🐛 Pests & Disease ⏱ 8 min read 📊 Intermediate

Spider Mites — Identification and Treatment

Spider mites are the most common cannabis pest and can devastate a crop in weeks if not caught early. Here is how to identify, treat, and prevent them.

Identifying Spider Mites

Spider mites are tiny (0.5mm) arachnids, usually red/brown or yellow/white. The first visible sign is tiny white or yellow dots on the upper surface of leaves — these are feeding punctures. Turn a leaf over and look for tiny dots moving on the underside. Advanced infestations produce fine webbing between branches and leaves. Act immediately at first sign.

Why They Spread So Fast

A single female spider mite lays 100+ eggs that hatch in 3–5 days at 27°C. A small infestation can become a full-scale invasion in 1–2 weeks in warm, dry conditions. They thrive in hot, dry environments (above 27°C, below 50% humidity) — exactly the conditions some indoor grows create during summer.

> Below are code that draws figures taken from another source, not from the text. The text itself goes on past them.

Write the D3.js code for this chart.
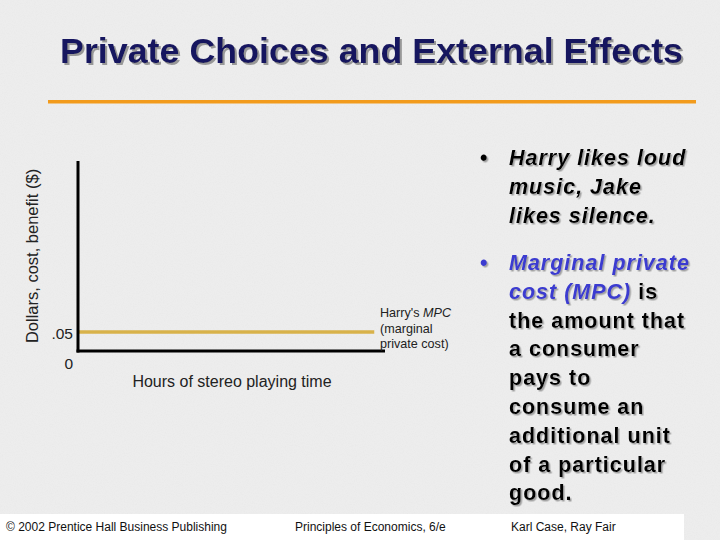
<!DOCTYPE html>
<html><head><meta charset="utf-8">
<script src="https://cdn.jsdelivr.net/npm/d3@7"></script>
<style>
html,body{margin:0;padding:0;background:#ececec;}
svg{display:block;}
</style></head>
<body>
<script>
// ---- data ----
const titleText = "Private Choices and External Effects";
const yAxisTitle = "Dollars, cost, benefit ($)";
const xAxisTitle = "Hours of stereo playing time";
const yTickValues = [0.05];
const yTickLabels = [".05"];
const originLabel = "0";
const mpcHours = [0, 0.965];
const mpcValues = [0.05, 0.05];
const curveLabel = [["Harry's ", "MPC"], ["(marginal"], ["private cost)"]];
const bullet1 = ["Harry likes loud", "music, Jake", "likes silence."];
const bullet2Blue = ["Marginal private", "cost (MPC)"];
const bullet2Black = [" is", "the amount that", "a consumer", "pays to", "consume an", "additional unit", "of a particular", "good."];
const footer = ["© 2002 Prentice Hall Business Publishing", "Principles of Economics, 6/e", "Karl Case, Ray Fair"];

const W = 720, H = 540;
const svg = d3.select("body").append("svg").attr("width", W).attr("height", H);
const ff = "Liberation Sans, Arial, sans-serif";

// textured background
const defs = svg.append("defs");
const filt = defs.append("filter").attr("id","tex").attr("x",0).attr("y",0).attr("width","100%").attr("height","100%");
filt.append("feTurbulence").attr("type","fractalNoise").attr("baseFrequency","0.9").attr("numOctaves",2).attr("seed",3).attr("result","n");
filt.append("feColorMatrix").attr("type","matrix")
  .attr("values","0 0 0 0 0.55  0 0 0 0 0.55  0 0 0 0 0.55  0 0 0 -0.9 0.55");
const sh = defs.append("filter").attr("id","shadow").attr("x","-5%").attr("y","-20%").attr("width","110%").attr("height","150%");
sh.append("feDropShadow").attr("dx",2).attr("dy",2).attr("stdDeviation",0.3).attr("flood-color","#8f8f8f").attr("flood-opacity",0.9);
const sh2 = defs.append("filter").attr("id","shadow2").attr("x","-5%").attr("y","-20%").attr("width","110%").attr("height","150%");
sh2.append("feDropShadow").attr("dx",1.5).attr("dy",1.5).attr("stdDeviation",0.3).attr("flood-color","#9a9a9a").attr("flood-opacity",0.9);

svg.append("rect").attr("width",W).attr("height",H).attr("fill","#ededed");
svg.append("rect").attr("width",W).attr("height",H).attr("filter","url(#tex)").attr("opacity",0.18);

// title with shadow (condensed)
svg.append("text").attr("x",60).attr("y",63)
  .attr("font-family",ff).attr("font-weight","bold").attr("font-size",35)
  .attr("fill","#16145e").attr("textLength",623).attr("lengthAdjust","spacingAndGlyphs")
  .attr("filter","url(#shadow)").text(titleText);

// orange rule
svg.append("rect").attr("x",48).attr("y",100).attr("width",648).attr("height",3.5).attr("fill","#f29b1c");

// ---- chart ----
const x = d3.scaleLinear().domain([0,1]).range([78,385]);
const y = d3.scaleLinear().domain([0,0.5]).range([351,161]);
const g = svg.append("g");

// MPC line
const line = d3.line().x(d=>x(d[0])).y(d=>y(d[1]));
g.append("path").datum(d3.zip(mpcHours, mpcValues)).attr("d", line)
  .attr("stroke","#d8b24a").attr("stroke-width",3.5).attr("fill","none");

// y axis tick labels (no tick marks)
const yAxis = d3.axisLeft(y).tickValues(yTickValues).tickSize(0).tickPadding(5)
  .tickFormat((d,i)=>yTickLabels[i]);
const yg = g.append("g").attr("transform",`translate(${x(0)},0)`).call(yAxis);
yg.select(".domain").remove();
yg.selectAll("text").attr("font-family",ff).attr("font-size",15.5).attr("fill","#222").attr("dy","0.4em");

g.append("line").attr("x1",x(0)).attr("x2",x(0)).attr("y1",y(0.5)).attr("y2",y(0)+1.5)
  .attr("stroke","#000").attr("stroke-width",3);
g.append("line").attr("x1",x(0)-1.5).attr("x2",x(1)).attr("y1",y(0)).attr("y2",y(0))
  .attr("stroke","#000").attr("stroke-width",3);

g.append("text").attr("x",x(0)-5).attr("y",y(0)+18).attr("text-anchor","end")
  .attr("font-family",ff).attr("font-size",15.5).attr("fill","#222").text(originLabel);

g.append("text").attr("x",232).attr("y",387).attr("text-anchor","middle")
  .attr("font-family",ff).attr("font-size",16).attr("fill","#222").text(xAxisTitle);

g.append("text").attr("transform",`translate(38,256) rotate(-90)`).attr("text-anchor","middle")
  .attr("font-family",ff).attr("font-size",16.5).attr("fill","#222").text(yAxisTitle);

// curve label
const cl = g.append("text").attr("font-family",ff).attr("font-size",12.6).attr("fill","#222");
curveLabel.forEach((parts,i)=>{
  parts.forEach((p,j)=>{
    const ts = cl.append("tspan").text(p);
    if(j===0) ts.attr("x",380).attr("y",317+i*15.5);
    if(p==="MPC") ts.attr("font-style","italic");
  });
});

// ---- bullets ----
const bx = 509, lh = 28.8;
function shadowText(sel, xx, yy, parts){
  const t = sel.append("text").attr("x",xx).attr("y",yy).attr("font-family",ff).attr("font-size",21.5)
    .attr("font-weight","bold").attr("letter-spacing",1).attr("filter","url(#shadow2)");
  parts.forEach(p=>{
    t.append("tspan").text(p.t).attr("fill", p.c).attr("font-style",p.i?"italic":"normal");
  });
}
const bt = svg.append("g");
shadowText(bt, 480, 165, [{t:"•",c:"#000"}]);
bullet1.forEach((s,i)=>shadowText(bt, bx, 165+i*29, [{t:s,c:"#000",i:true}]));
shadowText(bt, 480, 270, [{t:"•",c:"#3a3ad0"}]);
shadowText(bt, bx, 270, [{t:bullet2Blue[0],c:"#3a3ad0",i:true}]);
shadowText(bt, bx, 270+lh, [{t:bullet2Blue[1],c:"#3a3ad0",i:true},{t:bullet2Black[0],c:"#000"}]);
bullet2Black.slice(1).forEach((s,i)=>shadowText(bt, bx, 270+(i+2)*lh, [{t:s,c:"#000"}]));

// ---- footer ----
svg.append("rect").attr("x",0).attr("y",514).attr("width",684).attr("height",26).attr("fill","#ffffff");
const fx = [6, 295, 511];
footer.forEach((s,i)=>svg.append("text").attr("x",fx[i]).attr("y",531)
  .attr("font-family",ff).attr("font-size",12).attr("fill","#111").text(s));
</script>
</body></html>
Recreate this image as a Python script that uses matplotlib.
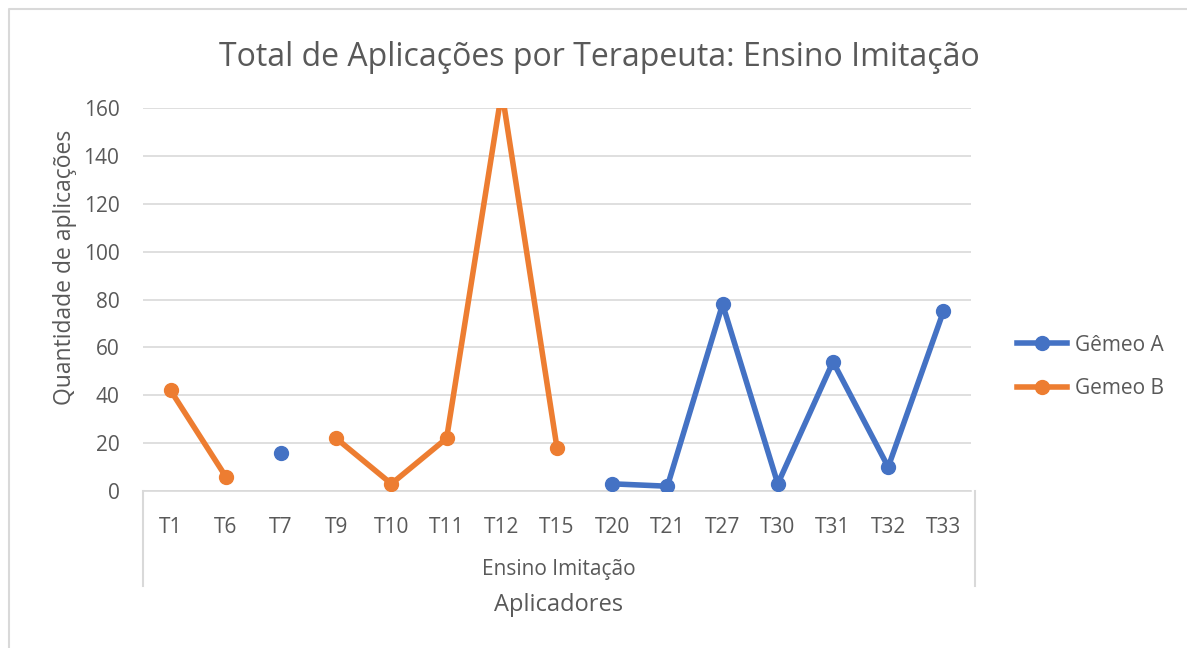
import matplotlib.pyplot as plt
import matplotlib.lines as mlines
import numpy as np

plt.rcParams['font.family'] = ['Open Sans', 'DejaVu Sans']

categorias = ['T1', 'T6', 'T7', 'T9', 'T10', 'T11', 'T12', 'T15',
              'T20', 'T21', 'T27', 'T30', 'T31', 'T32', 'T33']
nan = np.nan
gemeo_a = [nan, nan, 16, nan, nan, nan, nan, nan, 3, 2, 78, 3, 54, 10, 75]
gemeo_b = [42, 6, nan, 22, 3, 22, 167, 18, nan, nan, nan, nan, nan, nan, nan]
yticks = [0, 20, 40, 60, 80, 100, 120, 140, 160]

azul = '#4472C4'
laranja = '#ED7D31'
cinza_txt = '#595959'
cinza_linha = '#D9D9D9'

fig = plt.figure(figsize=(11.87, 6.48), dpi=100)
W, H = 1187, 648
ax = fig.add_axes([143 / W, 1 - 491 / H, (971 - 143) / W, (491 - 108) / H])

x = np.arange(len(categorias))
ax.plot(x, gemeo_a, color=azul, lw=4, marker='o', ms=10, label='Gêmeo A', zorder=3)
ax.plot(x, gemeo_b, color=laranja, lw=4, marker='o', ms=10, label='Gemeo B', zorder=3)

ax.set_xlim(-0.5, len(categorias) - 0.5)
ax.set_ylim(0, 160)
ax.set_yticks(yticks)
ax.set_xticks(x)
ax.set_xticklabels(categorias)
ax.tick_params(axis='both', length=0, labelsize=15, colors=cinza_txt)
ax.tick_params(axis='x', pad=19)
ax.tick_params(axis='y', pad=17)
ax.grid(axis='y', color=cinza_linha, lw=1.2)
ax.set_axisbelow(True)
for s in ['top', 'right', 'left']:
    ax.spines[s].set_visible(False)
ax.spines['bottom'].set_color(cinza_linha)
ax.spines['bottom'].set_linewidth(1.2)

# caixa do eixo de categorias em dois níveis
for xp in [143, 975]:
    fig.add_artist(mlines.Line2D([xp / W, xp / W], [1 - 491 / H, 1 - 586 / H],
                                 color=cinza_linha, lw=1.5))
fig.text(559 / W, 1 - 570 / H, 'Ensino Imitação', ha='center', va='center',
         fontsize=15, color=cinza_txt)
fig.text(559 / W, 1 - 605 / H, 'Aplicadores', ha='center', va='center',
         fontsize=17, color=cinza_txt)
fig.text(65 / W, 1 - 267 / H, 'Quantidade de aplicações', ha='center', va='center',
         rotation=90, fontsize=16.5, color=cinza_txt)
fig.text(599 / W, 1 - 58 / H, 'Total de Aplicações por Terapeuta: Ensino Imitação',
         ha='center', va='center', fontsize=23, color=cinza_txt)

# borda externa
fig.add_artist(mlines.Line2D([9 / W, 9 / W, 1.0], [0, 1 - 9 / H, 1 - 9 / H],
                             color=cinza_linha, lw=1.5))

leg = fig.legend(loc='center left', bbox_to_anchor=(998 / W, 1 - 367 / H),
                 frameon=False, fontsize=15, labelcolor=cinza_txt,
                 handlelength=2.4, handletextpad=0.4, labelspacing=1.1)

fig.savefig('out.png', dpi=100)
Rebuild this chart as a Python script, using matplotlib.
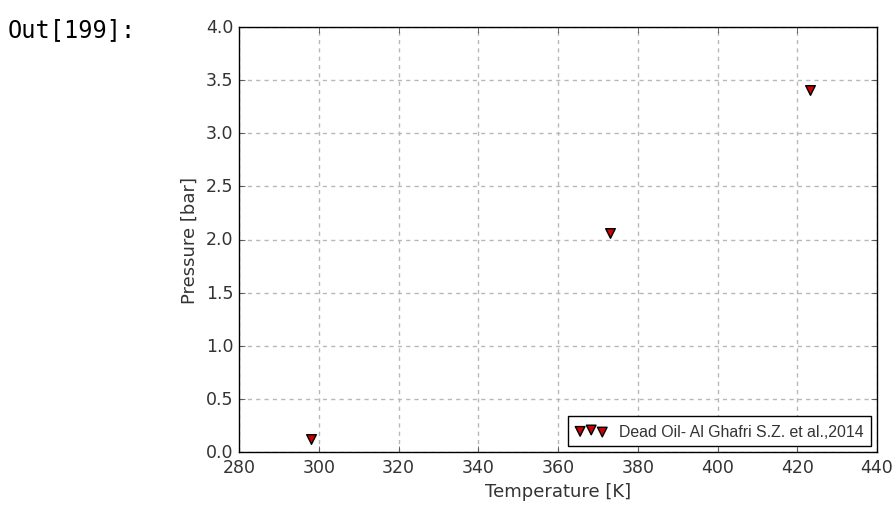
import matplotlib
matplotlib.use('Agg')
import matplotlib.pyplot as plt

# Dead oil vapour pressure data
temperature = [298.15, 373.15, 423.15]
pressure = [0.12, 2.06, 3.41]
series_label = "Dead Oil- Al Ghafri S.Z. et al.,2014"

plt.style.use('classic')
fig = plt.figure(figsize=(8.95, 5.10), dpi=100, facecolor='white')
ax = fig.add_axes([239/895, 1 - 453/510, (877 - 239)/895, (453 - 28)/510])

ax.scatter(temperature, pressure, marker='v', s=48, c='#cc0000',
           edgecolors='black', linewidths=1.0, label=series_label, zorder=3)

ax.set_xlim(280, 440)
ax.set_ylim(0, 4.0)
ax.set_xticks(range(280, 441, 20))
ax.set_yticks([i * 0.5 for i in range(9)])
ax.tick_params(labelsize=12.5, colors='#333333', labelcolor='#333333')
ax.grid(True, color='#b8b8b8', linestyle=(0, (3, 3)), linewidth=1.0)
ax.set_axisbelow(True)

ax.set_xlabel("Temperature [K]", fontsize=13, color='#333333')
ax.set_ylabel("Pressure [bar]", fontsize=13, color='#333333')

leg = ax.legend(loc='lower right', scatterpoints=3,
                scatteryoffsets=[0.375, 0.5, 0.3125],
                prop={'family': 'Liberation Sans', 'size': 11.4},
                borderpad=0.45, borderaxespad=0.4, handletextpad=0.75,
                handlelength=2.0, fancybox=False)
for t in leg.get_texts():
    t.set_color('#333333')

fig.text(8/895, 1 - 30/510, "Out[199]:", family='DejaVu Sans Mono',
         fontsize=17, va='center', ha='left', color='black')

fig.savefig('out.png', dpi=100, facecolor='white')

Treatment — Organic Options

First response: blast both sides of all leaves with a strong water spray to knock mites off. Follow with: neem oil spray (2ml/L + 1ml dish soap per litre), pyrethrin-based sprays, spinosad, or diatomaceous earth on soil surface. Apply every 3 days for 3 cycles to catch eggs as they hatch. Alternate treatments to prevent resistance.

Treatment — Chemical Options

For severe infestations: abamectin-based miticides are highly effective. Rotate between two different chemical classes to prevent resistance. Never spray flowers with any pesticide — this ends up in your final product. If mites reach your flowers, you have very limited options other than sacrificing affected buds.

Prevention

Keep humidity above 50% in veg. Keep temperatures below 27°C. Inspect leaf undersides with a jeweller's loupe weekly. Never introduce plants from unknown sources into your grow room. Change clothes before entering grow space if you have been outdoors. Beneficial predatory mites (Phytoseiulus persimilis) provide excellent biological control.

Quick Tips

  • The window between spotting first mites and losing control is about 1 week — act immediately.
  • Sticky yellow traps hung above canopy catch flying pests and give early warning of infestations.
  • Spider mites hate water — a clean, humid grow environment is the best prevention.